• _Instruction_:
Set the listing down again exactly, please, apart from its pictures.

• _Given entries_:
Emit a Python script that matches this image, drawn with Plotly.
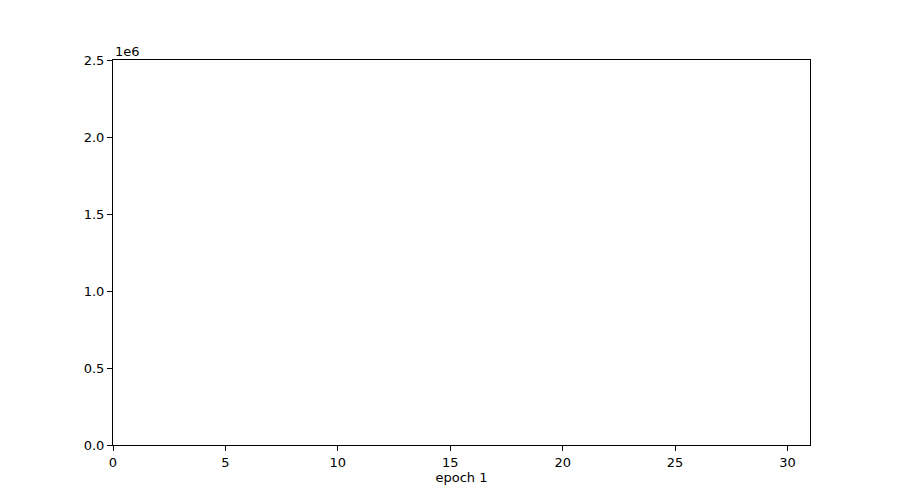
import plotly.graph_objects as go

# ---- Data (the reference chart has no plotted marks) ----
epochs = []
values = []

x_ticks = [0, 5, 10, 15, 20, 25, 30]
y_ticks = [0, 500000, 1000000, 1500000, 2000000, 2500000]
y_tick_labels = ["0.0", "0.5", "1.0", "1.5", "2.0", "2.5"]

font = dict(family="DejaVu Sans", size=13, color="black")

fig = go.Figure()
fig.add_trace(go.Scatter(x=epochs, y=values, mode="lines", line=dict(color="#1f77b4")))

axis_style = dict(showline=True, linecolor="black", linewidth=1, mirror=True,
                  showgrid=False, zeroline=False, ticks="outside", ticklen=5,
                  tickcolor="black", tickwidth=1, tickfont=font)

# margins allow for the 8px page margin of the html body
fig.update_layout(
    width=900, height=500,
    margin=dict(l=105, r=98, t=52, b=63),
    paper_bgcolor="white", plot_bgcolor="white",
    showlegend=False, font=font,
    xaxis=dict(range=[0, 31], tickvals=x_ticks,
               title=dict(text="epoch 1", font=font, standoff=4), **axis_style),
    yaxis=dict(range=[0, 2500000], tickvals=y_ticks, ticktext=y_tick_labels, **axis_style),
)

# matplotlib-style offset text
fig.add_annotation(text="1e6", xref="paper", yref="paper", x=0, y=1,
                   xanchor="left", yanchor="bottom", showarrow=False, font=font, yshift=-1)

fig.write_html("out.html")
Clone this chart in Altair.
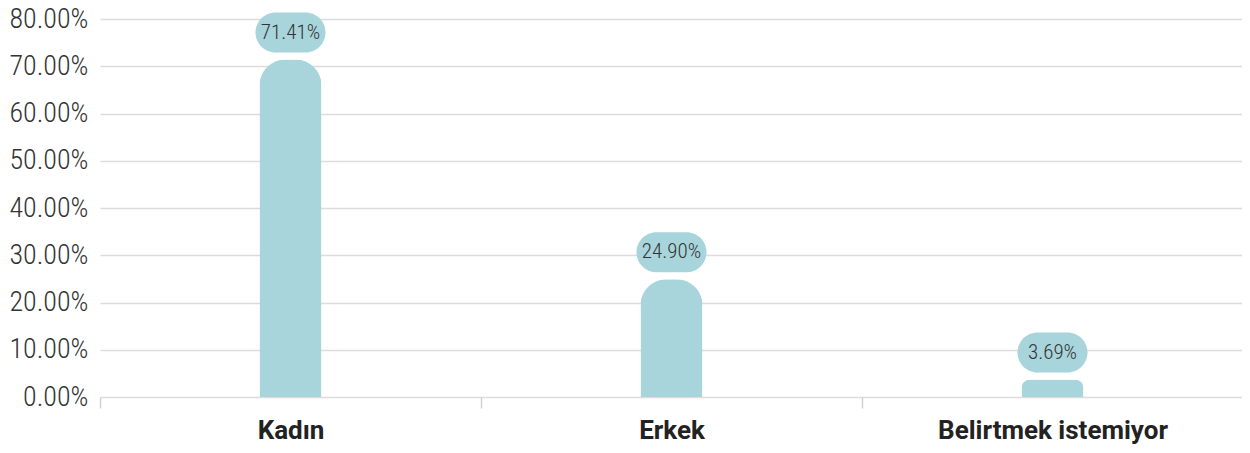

• _Reply_:
Emit a Python script that matches this image, drawn with Plotly.
import plotly.graph_objects as go

# ---- Data (the reference chart has no plotted marks) ----
epochs = []
values = []

x_ticks = [0, 5, 10, 15, 20, 25, 30]
y_ticks = [0, 500000, 1000000, 1500000, 2000000, 2500000]
y_tick_labels = ["0.0", "0.5", "1.0", "1.5", "2.0", "2.5"]

font = dict(family="DejaVu Sans", size=13, color="black")

fig = go.Figure()
fig.add_trace(go.Scatter(x=epochs, y=values, mode="lines", line=dict(color="#1f77b4")))

axis_style = dict(showline=True, linecolor="black", linewidth=1, mirror=True,
                  showgrid=False, zeroline=False, ticks="outside", ticklen=5,
                  tickcolor="black", tickwidth=1, tickfont=font)

# margins allow for the 8px page margin of the html body
fig.update_layout(
    width=900, height=500,
    margin=dict(l=105, r=98, t=52, b=63),
    paper_bgcolor="white", plot_bgcolor="white",
    showlegend=False, font=font,
    xaxis=dict(range=[0, 31], tickvals=x_ticks,
               title=dict(text="epoch 1", font=font, standoff=4), **axis_style),
    yaxis=dict(range=[0, 2500000], tickvals=y_ticks, ticktext=y_tick_labels, **axis_style),
)

# matplotlib-style offset text
fig.add_annotation(text="1e6", xref="paper", yref="paper", x=0, y=1,
                   xanchor="left", yanchor="bottom", showarrow=False, font=font, yshift=-1)

fig.write_html("out.html")
Clone this chart in Altair.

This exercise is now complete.